Defendant has also failed to provide sufficient evidence in support of the class sizes. See id. at 1001 (stating the problem with Defendant's figures are "only compounded if Defendant is wrong about . . . the class size"). Here, Helterbrand declares there are two relevant subclasses: (1) the 210 employees whose employment ended during the time period April 2007 to April 5, 2009, and (2) the 138 employees who worked for Defendant during the time period April 5, 2009 to April 5, 2010. These figures are supported only by Helterbrand's conclusory averment that she "reviewed [Defendant's] records." However, this evidence is insufficient to "contradict the [P]laintiff[s'] own assessment of damages" under the legal certainty standard. Id. at 999.
Moreover, Defendant uses the 138 employee figure to calculate $484,000 in PAGA civil penalties for Plaintiffs' waiting time penalties claim without explaining why Defendant concludes that 138 employees quit or were discharged during the one-year time period from April 5, 2009 to April 5, 2010. Although Helterbrand declares that 210 employees quit or were discharged within the three-year statute of limitations period for the waiting time penalties claim, Defendant has not provided evidence showing that 138 employees quit or were discharged within the one-year statute of limitations for PAGA civil penalties. Therefore, Defendant has not provided evidence sufficient to permit using this portion of the PAGA civil penalties in calculating the total amount in controversy.
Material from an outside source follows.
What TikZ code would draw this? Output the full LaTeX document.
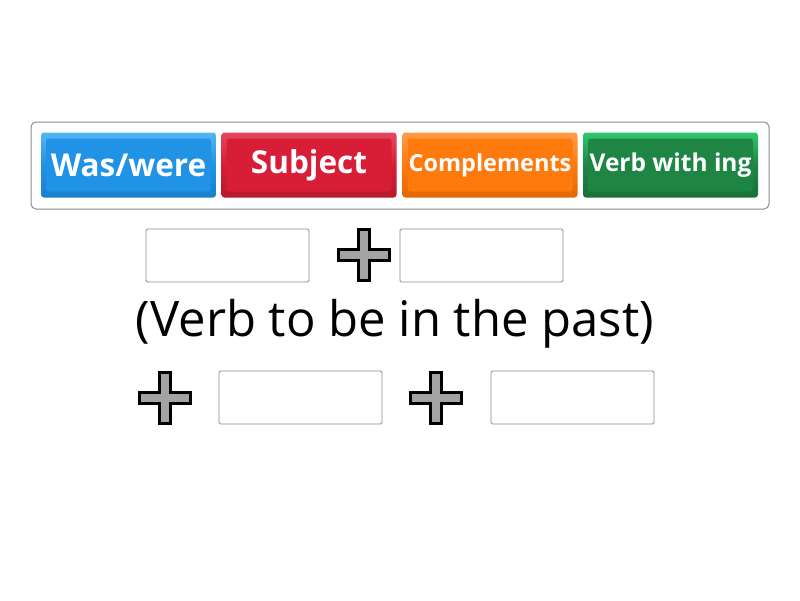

Lastly, Defendant estimates it will recover twenty percent of the "total penalties" in attorneys' fees, which Defendant estimates will be $870,943. Defendant provides the declaration of its counsel, Cary G. Palmer, to establish that twenty percent of total penalties is an appropriate and reasonable attorney fee award in this case. (Palmer Decl. ¶ 8.) However, Defendant's attorneys' fees calculation is problematic because the total penalty figure used to calculate it has not been shown to be based on evidence sufficient to satisfy the legal certainty standard. (Notice of Removal 7:8-12.) Since Defendant has not met its burden of "prov[ing] with legal certainty that CAFA's jurisdictional amount is met," Plaintiffs' remand motion is granted. Lowdermilk, 479 F.3d at 1000. Therefore, this case is remanded to Superior Court of California, County of Sacramento from which it was removed.